The plantation economy created a class system unlike any that had existed before. It tied racial identity to social status in a permanent, inheritable way. It concentrated unprecedented wealth in the hands of a small elite while using racial privilege to divide the working class. It built legal and political institutions that sustained these arrangements through violence and ideological justification. And it left a legacy that continues to shape the life chances of millions of people today.

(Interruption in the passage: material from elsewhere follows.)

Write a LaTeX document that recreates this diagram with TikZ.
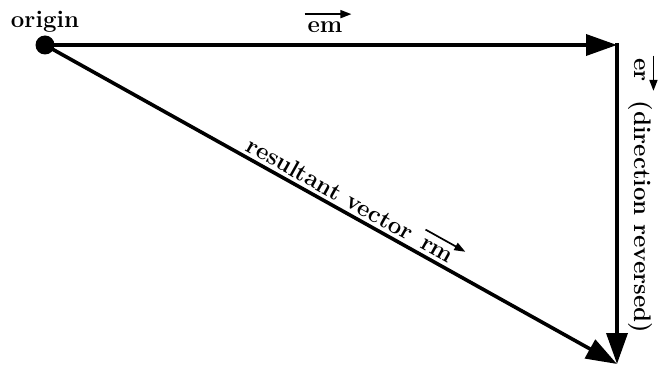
\documentclass[tikz,border=0pt]{standalone}
\usetikzlibrary{arrows.meta}
\newcommand\vlab[1]{\tikz[baseline=(t.base)]{\node[inner sep=0pt,outer sep=0pt] (t) {#1};
  \draw[line width=1.7pt,-{Triangle[length=11pt,width=8pt]}] ([xshift=-3pt,yshift=8pt]t.north west) -- ([xshift=9pt,yshift=8pt]t.north east);}}
\begin{document}
\begin{tikzpicture}[x=1pt,y=-1pt,
  vec/.style={line width=3.6pt, -{Triangle[length=31pt,width=21pt]}},
  lbl/.style={font=\fontsize{24}{28}\selectfont\bfseries, inner sep=1pt}]
\useasboundingbox (0,0) rectangle (658,366);
\node[circle, fill=black, minimum size=19pt, inner sep=0pt] (dot) at (45,45) {};
\coordinate (O) at (45,45);
\coordinate (A) at (617,45);
\coordinate (B) at (617,364);
\node[lbl, anchor=base] (orig) at (45,28) {origin};
\draw[vec] (O) -- (A);
\draw[vec, shorten <=-1.8pt] (A) -- (B);
\draw[vec] (O) -- (B) node[lbl, sloped, above=4pt, pos=0.53] (rm) {resultant vector \vlab{rm}};
\node[lbl, anchor=base] (em) at (328,33) {\vlab{em}};
\node[lbl, rotate=-90] (er) at (643,194) {\vlab{er} (direction reversed)};
\end{tikzpicture}
\end{document}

Further Reading and Academic Resources

For those seeking a deeper understanding of these dynamics, a rich scholarly literature exists. The Oxford Bibliographies entry on the Atlantic Slave Trade provides a comprehensive starting point for academic sources and key debates in the field. Sven Beckert's Empire of Cotton: A Global History (2014) offers a magisterial account of how the slave trade and plantation capitalism drove the Industrial Revolution and created the modern global economy. For a focused examination of the legal frameworks that cemented racial class divisions, the National Park Service's article on slave codes provides a clear and accessible summary. Edmund Morgan's American Slavery, American Freedom: The Ordeal of Colonial Virginia (1975) remains essential reading for understanding how racial hierarchy was constructed as a mechanism of class control. For those interested in the contemporary dimensions of this history, the Federal Reserve's Survey of Consumer Finances provides ongoing data on the racial wealth gap that traces its roots to the slave economy.

Understanding the foundations laid during the Atlantic Slave Trade is essential for grappling with the complexities of modern social class and inequality. The class system that emerged from this history was not inevitable, and it is not immutable. It was created through specific legal, economic, and social choices. Recognizing its origins is the first step toward making different choices for the future.